Imperfect End to Season for Softball
by Jesse Aron

Oberlin softball came to play last Saturday at Denison University. Unfortunately, for the Yeowomen, so did the conference’s top pitcher, Courtney Zollars.
Zollars’ stuff was too much for the Yeowomen to handle as she pitched a perfect game in the first half of a doubleheader last weekend. Not only did Zollars not allow a base runner in her five innings of work, but she also struck out 14 of the 15 batters she faced.

The final score was 9-0 Denison, but the game was not so one-sided the whole time.
“The first four innings were great,” Head Coach Jane Wildman said. Despite the fact that her team had not managed a hit off Zollars, senior pitcher Dawn Sweeney was also pitching well.
Denison scored a run in the first, but after that Sweeney shut them down and did not allow a hit through the fourth, while getting solid support from her defense.
“Our defense in game one was the most positive part of the weekend,” Wildman said.
In the fifth, however, things took a turn for the worse. Denison scored eight runs on five hits, while the Yeowomen made two costly errors in the field. The barrage put Denison up by more than eight runs after five innings, which ended the game on the “mercy rule.”
Zollars seemed to put the team in a funk because they were blanked again in the second game, losing this time 5-0 to Denison’s Erin McClincy. Sweeney took the loss on the mound again, but did have one of only three Yeowomen hits.
“We hit the ball harder,” Wildman said referring to game two of the doubleheader. “We just couldn’t get enough hits to generate any offense.”
First-year Julia Daher said that the team’s offensive woes were due in large part to their slow start. “No one started us off,” she said. “We need that little jump start, and on Saturday we just didn’t get it.”
The sweep by Denison in the season’s final two games sent Oberlin home with an 0-14 conference record and a 3-22 mark overall.

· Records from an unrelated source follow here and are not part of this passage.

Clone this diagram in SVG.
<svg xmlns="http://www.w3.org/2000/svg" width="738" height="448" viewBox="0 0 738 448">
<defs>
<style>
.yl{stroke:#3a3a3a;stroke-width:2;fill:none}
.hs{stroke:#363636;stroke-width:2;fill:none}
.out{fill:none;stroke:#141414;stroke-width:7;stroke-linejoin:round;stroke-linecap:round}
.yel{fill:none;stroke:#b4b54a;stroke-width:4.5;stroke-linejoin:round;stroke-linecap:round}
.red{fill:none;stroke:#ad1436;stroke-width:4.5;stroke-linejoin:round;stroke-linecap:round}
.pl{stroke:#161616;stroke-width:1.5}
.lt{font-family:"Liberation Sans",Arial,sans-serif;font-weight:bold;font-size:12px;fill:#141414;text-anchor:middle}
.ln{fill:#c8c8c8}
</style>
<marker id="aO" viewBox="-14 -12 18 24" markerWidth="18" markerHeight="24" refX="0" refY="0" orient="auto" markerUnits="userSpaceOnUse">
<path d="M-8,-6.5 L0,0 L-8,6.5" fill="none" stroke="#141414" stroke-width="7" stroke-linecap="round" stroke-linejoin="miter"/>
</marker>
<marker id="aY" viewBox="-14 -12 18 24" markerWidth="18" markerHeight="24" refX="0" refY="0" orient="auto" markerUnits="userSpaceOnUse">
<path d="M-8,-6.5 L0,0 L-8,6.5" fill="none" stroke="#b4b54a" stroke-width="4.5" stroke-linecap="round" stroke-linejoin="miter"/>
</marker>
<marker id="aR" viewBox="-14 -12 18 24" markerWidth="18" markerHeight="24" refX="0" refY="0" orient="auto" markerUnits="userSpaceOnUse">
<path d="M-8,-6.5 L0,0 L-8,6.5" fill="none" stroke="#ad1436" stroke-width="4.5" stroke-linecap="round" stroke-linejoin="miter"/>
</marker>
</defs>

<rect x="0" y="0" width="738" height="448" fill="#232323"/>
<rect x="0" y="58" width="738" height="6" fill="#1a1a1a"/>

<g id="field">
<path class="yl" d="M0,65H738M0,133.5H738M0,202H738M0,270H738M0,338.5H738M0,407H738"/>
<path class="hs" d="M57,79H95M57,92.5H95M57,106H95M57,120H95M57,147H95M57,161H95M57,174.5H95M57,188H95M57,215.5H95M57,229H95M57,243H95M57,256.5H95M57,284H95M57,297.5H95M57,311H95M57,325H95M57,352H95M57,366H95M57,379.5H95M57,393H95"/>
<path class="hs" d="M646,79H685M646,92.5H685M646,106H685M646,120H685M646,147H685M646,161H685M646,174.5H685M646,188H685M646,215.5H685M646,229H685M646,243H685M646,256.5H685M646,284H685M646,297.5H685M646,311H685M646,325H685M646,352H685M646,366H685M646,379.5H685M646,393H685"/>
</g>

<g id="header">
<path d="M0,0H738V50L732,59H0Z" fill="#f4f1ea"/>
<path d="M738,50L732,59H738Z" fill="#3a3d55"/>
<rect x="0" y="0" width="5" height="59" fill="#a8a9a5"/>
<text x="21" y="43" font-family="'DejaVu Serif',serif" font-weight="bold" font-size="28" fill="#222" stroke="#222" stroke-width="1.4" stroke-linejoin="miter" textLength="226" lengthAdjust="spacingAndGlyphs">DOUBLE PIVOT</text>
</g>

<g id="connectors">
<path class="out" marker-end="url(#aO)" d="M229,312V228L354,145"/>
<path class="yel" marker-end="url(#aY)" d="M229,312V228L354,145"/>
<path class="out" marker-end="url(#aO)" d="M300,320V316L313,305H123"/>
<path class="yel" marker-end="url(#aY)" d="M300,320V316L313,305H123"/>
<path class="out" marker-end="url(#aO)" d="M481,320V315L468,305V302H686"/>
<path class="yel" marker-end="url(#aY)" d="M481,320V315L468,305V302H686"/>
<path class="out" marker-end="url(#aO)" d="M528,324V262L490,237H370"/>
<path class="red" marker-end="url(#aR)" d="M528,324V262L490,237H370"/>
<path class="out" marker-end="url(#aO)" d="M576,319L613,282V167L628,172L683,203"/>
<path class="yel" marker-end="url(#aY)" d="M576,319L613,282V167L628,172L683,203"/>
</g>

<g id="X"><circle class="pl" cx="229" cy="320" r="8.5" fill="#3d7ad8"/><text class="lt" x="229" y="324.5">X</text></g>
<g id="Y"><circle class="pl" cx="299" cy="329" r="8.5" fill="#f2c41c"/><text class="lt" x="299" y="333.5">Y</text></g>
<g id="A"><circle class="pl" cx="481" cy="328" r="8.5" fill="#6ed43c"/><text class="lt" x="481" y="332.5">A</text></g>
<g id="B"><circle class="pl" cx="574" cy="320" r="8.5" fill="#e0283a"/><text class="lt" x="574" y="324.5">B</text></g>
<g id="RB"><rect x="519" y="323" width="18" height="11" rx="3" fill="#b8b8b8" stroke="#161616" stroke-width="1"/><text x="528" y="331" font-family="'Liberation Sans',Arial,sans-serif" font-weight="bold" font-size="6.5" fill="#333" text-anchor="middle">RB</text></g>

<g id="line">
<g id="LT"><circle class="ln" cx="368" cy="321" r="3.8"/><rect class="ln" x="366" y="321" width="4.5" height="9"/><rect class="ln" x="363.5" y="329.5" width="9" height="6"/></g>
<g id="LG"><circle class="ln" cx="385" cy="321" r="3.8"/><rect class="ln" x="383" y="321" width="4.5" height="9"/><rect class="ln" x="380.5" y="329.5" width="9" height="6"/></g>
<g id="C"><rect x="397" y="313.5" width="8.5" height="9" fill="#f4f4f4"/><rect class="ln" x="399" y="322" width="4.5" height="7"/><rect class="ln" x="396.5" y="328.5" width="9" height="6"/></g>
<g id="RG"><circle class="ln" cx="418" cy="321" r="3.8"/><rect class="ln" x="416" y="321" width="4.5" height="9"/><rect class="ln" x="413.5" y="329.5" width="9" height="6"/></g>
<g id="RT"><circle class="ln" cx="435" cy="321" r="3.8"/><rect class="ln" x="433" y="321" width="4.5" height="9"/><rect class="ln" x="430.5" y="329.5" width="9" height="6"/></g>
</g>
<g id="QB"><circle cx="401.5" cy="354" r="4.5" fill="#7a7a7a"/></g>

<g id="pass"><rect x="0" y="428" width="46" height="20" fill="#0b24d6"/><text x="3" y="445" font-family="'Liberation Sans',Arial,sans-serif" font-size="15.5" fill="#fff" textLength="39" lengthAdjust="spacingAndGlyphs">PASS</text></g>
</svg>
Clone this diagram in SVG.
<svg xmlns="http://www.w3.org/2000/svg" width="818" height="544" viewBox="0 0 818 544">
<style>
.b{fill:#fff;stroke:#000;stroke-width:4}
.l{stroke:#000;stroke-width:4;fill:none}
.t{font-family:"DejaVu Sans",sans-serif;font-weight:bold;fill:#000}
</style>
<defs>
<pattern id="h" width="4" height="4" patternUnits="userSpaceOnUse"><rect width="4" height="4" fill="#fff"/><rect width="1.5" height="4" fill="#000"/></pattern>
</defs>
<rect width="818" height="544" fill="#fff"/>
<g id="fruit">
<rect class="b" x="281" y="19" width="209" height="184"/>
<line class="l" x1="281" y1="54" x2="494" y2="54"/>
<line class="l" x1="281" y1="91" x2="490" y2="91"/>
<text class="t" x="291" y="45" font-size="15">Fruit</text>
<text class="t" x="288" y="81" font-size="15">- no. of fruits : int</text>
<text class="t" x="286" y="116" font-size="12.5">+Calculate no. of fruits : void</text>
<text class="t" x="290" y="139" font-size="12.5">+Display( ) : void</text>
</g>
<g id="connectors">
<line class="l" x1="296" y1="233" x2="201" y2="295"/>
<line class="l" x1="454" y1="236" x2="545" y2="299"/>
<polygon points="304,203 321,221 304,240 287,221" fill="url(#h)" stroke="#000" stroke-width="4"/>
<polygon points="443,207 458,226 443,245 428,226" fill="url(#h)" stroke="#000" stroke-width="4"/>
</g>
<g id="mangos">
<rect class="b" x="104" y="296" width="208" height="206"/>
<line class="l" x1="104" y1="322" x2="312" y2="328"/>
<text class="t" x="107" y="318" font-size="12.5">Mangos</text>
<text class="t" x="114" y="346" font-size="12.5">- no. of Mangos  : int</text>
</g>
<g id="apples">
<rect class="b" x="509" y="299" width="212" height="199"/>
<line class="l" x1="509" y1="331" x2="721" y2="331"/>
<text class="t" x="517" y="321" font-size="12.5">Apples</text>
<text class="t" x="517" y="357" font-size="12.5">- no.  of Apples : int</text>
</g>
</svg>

Last Thursday Oberlin played their final home games of the season against non-conference opponent Notre Dame College of Ohio. The Yeowomen lost those games 6-2 and 7-5, respectively.
The opener, in which the team lost 6-2, was much closer than the score would indicate. The game actually went into extra innings tied at one a piece. In the top of the eighth, Notre Dame pulled ahead with a six run inning, and it proved to be too much for the Yeowomen to overcome.
“We just went too many innings without generating any offense,” Wildman said after losing yet another close ballgame.
Oberlin took a 5-4 lead in game two after a three-run fifth inning that saw Sweeney double in two runs for the Yeowomen. Sweeney took the loss on the hill, but went two for four at the plate, scoring two and knocking in three. Junior Amy Golladay went three for four and added two more RBI in the 7-5 loss.
“It was hard to get pumped up for the second game after we were so close in game one,” Golladay said.
The Yeowomen hit the ball well that afternoon, collecting 17 base hits in the doubleheader against Notre Dame, but the problem arose when they were unable to drive those runners in. In addition to their 17 hits, they also left 17 runners stranded on base.

The team was in high spirits about the season, and even though they failed to win a conference game, Wildman said that she thinks the program has grown by “leaps and bounds from last year.”